Remedies Available to Dissolved Corporations
The court further analyzed the implications of PRF's dissolution under the Business Corporation Law. It stated that dissolution does not extinguish a corporation's right to pursue remedies related to its property or assets that existed prior to dissolution. The Business Corporation Law provides that a dissolved corporation can continue to fulfill acts necessary for winding up its affairs, including the collection and sale of assets. The court highlighted that PRF's application for the release of its property was a legitimate attempt to reclaim an asset it previously owned, which aligned with the law's intent. It emphasized that the right to seek a remedy under the Administrative Code remained intact despite the corporation's dissolved status. Thus, the court maintained that PRF was entitled to pursue the release of its former property as part of its winding-up activities.
Interplay Between City Laws and Corporate Rights
The court considered the interaction between the City’s foreclosure actions and the rights of former property owners under the Administrative Code. It observed that while the City obtained title to the properties through foreclosure, this acquisition was subject to the provisions of section 11-424. This provision allows former owners to reclaim their property by filing for a release application. The court noted that the statute's design was to facilitate the recovery of foreclosed properties by those who had a prior interest, reinforcing the notion that the law aimed to balance public interest and property owners' rights. The court reasoned that the release provision provided PRF with an avenue to recover its property, thus affirming its right to engage in actions necessary for reclaiming its former assets.
Payment of Taxes and Compliance with Code
The court also addressed concerns regarding how the back taxes owed were paid during the process of releasing the properties. It clarified that the method of payment, involving a check from East Associates to the City as part of the purchase price, was permissible. The court stated that no provisions in the Administrative Code explicitly prohibited such payment arrangements. It emphasized that allowing this kind of payment was consistent with the overarching goal of the release provision, which aimed to ensure that the City could collect overdue taxes while relieving itself of managing unwanted properties. Therefore, the court found that the financial arrangements did not violate any relevant statutes and supported the legitimacy of the release application.

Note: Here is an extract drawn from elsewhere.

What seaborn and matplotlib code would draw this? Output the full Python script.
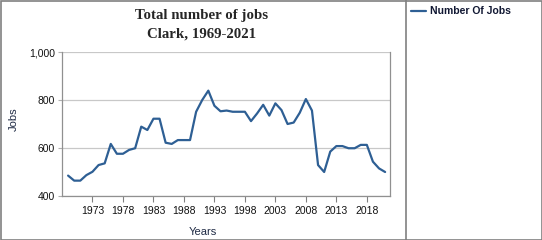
import matplotlib
matplotlib.use("Agg")
import matplotlib.pyplot as plt
from matplotlib.lines import Line2D
from matplotlib.patches import Rectangle
import seaborn as sns
import pandas as pd

years = list(range(1969, 2022))
jobs = [485, 464, 464, 487, 501, 529, 536, 617, 576, 576,
        592, 599, 689, 675, 722, 722, 622, 617, 633, 633,
        633, 751, 800, 839, 776, 753, 756, 751, 751, 751,
        712, 744, 780, 735, 786, 758, 700, 706, 747, 804,
        756, 529, 500, 585, 608, 608, 599, 599, 613, 613,
        543, 515, 500]
xticks = [1973, 1978, 1983, 1988, 1993, 1998, 2003, 2008, 2013, 2018]
yticks = [400, 600, 800, 1000]
ytick_labels = ["400", "600", "800", "1,000"]

df = pd.DataFrame({"Years": years, "Jobs": jobs})

sns.set_theme(style="white")
plt.rcParams["font.family"] = ["Liberation Sans", "DejaVu Sans"]

fig = plt.figure(figsize=(5.42, 2.4), dpi=100)
ax = fig.add_axes([62 / 542, 44 / 240, (390 - 62) / 542, (196 - 52) / 240])

line_color = "#2e5f94"
sns.lineplot(data=df, x="Years", y="Jobs", ax=ax, color=line_color,
             linewidth=1.6, label="Number Of Jobs", legend=False)

ax.set_xlim(1968.0, 2021.8)
ax.set_ylim(400, 1000)
ax.set_xticks(xticks)
ax.set_xticklabels([str(t) for t in xticks], fontsize=7.5, color="#111111")
ax.set_yticks(yticks)
ax.set_yticklabels(ytick_labels, fontsize=7.5, color="#111111")
ax.yaxis.grid(True, color="#c8c8c8", linewidth=0.9)
ax.xaxis.grid(False)
ax.tick_params(axis="x", which="both", bottom=True, length=4, width=0.8,
               color="#808080", pad=3)
ax.tick_params(axis="y", which="both", left=True, length=3, width=0.8,
               color="#b0b0b0", pad=2)
for side in ["left", "bottom", "right"]:
    ax.spines[side].set_color("#909090")
    ax.spines[side].set_linewidth(0.9)
ax.spines["top"].set_visible(False)

ax.set_xlabel("Years", fontsize=8, color="#1f2a44")
ax.xaxis.set_label_coords(0.43, -0.215)
ax.set_ylabel("Jobs", fontsize=8, color="#1f2a44")
ax.yaxis.set_label_coords(-0.133, 0.53)

fig.text(202 / 542, 1 - 15 / 240, "Total number of jobs", ha="center", va="center",
         fontsize=10.7, fontweight="bold", family=["Liberation Serif", "DejaVu Serif"])
fig.text(202 / 542, 1 - 34 / 240, "Clark, 1969-2021", ha="center", va="center",
         fontsize=10.7, fontweight="bold", family=["Liberation Serif", "DejaVu Serif"])

# legend in right panel
handle = Line2D([0], [0], color=line_color, linewidth=1.6)
fig.legend([handle], ["Number Of Jobs"], loc="upper left",
           bbox_to_anchor=(405 / 542, 1.0), frameon=False,
           prop={"size": 7.5, "weight": "bold"}, handlelength=1.4,
           handletextpad=0.4, borderaxespad=0.2, labelcolor="#111833")

# outer border and divider
fig.add_artist(Rectangle((0.5 / 542, 0.5 / 240), 541 / 542, 239 / 240,
                         transform=fig.transFigure, fill=False,
                         edgecolor="#808080", linewidth=1.2))
fig.add_artist(Line2D([405.5 / 542, 405.5 / 542], [0, 1],
                      transform=fig.transFigure, color="#808080", linewidth=1.2))

fig.savefig("out.png", dpi=100)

Conclusion of the Court's Reasoning
Ultimately, the Court of Appeals reversed the decision of the lower courts and dismissed the petition challenging PRF's application for release. It concluded that the eligibility requirement under the Administrative Code did not preclude a dissolved corporation from reclaiming property it once owned. The court reaffirmed the principle that a dissolved corporation retains the right to pursue remedies for its prior assets, aligning with the legislative intent behind the Business Corporation Law and the Administrative Code. By allowing PRF to reacquire its properties, the court upheld the balance between corporate rights and municipal interests, ensuring that former owners could seek redress for their previously held assets. This decision reinforced the idea that even in dissolution, a corporation can navigate legal avenues to address its prior ownership interests.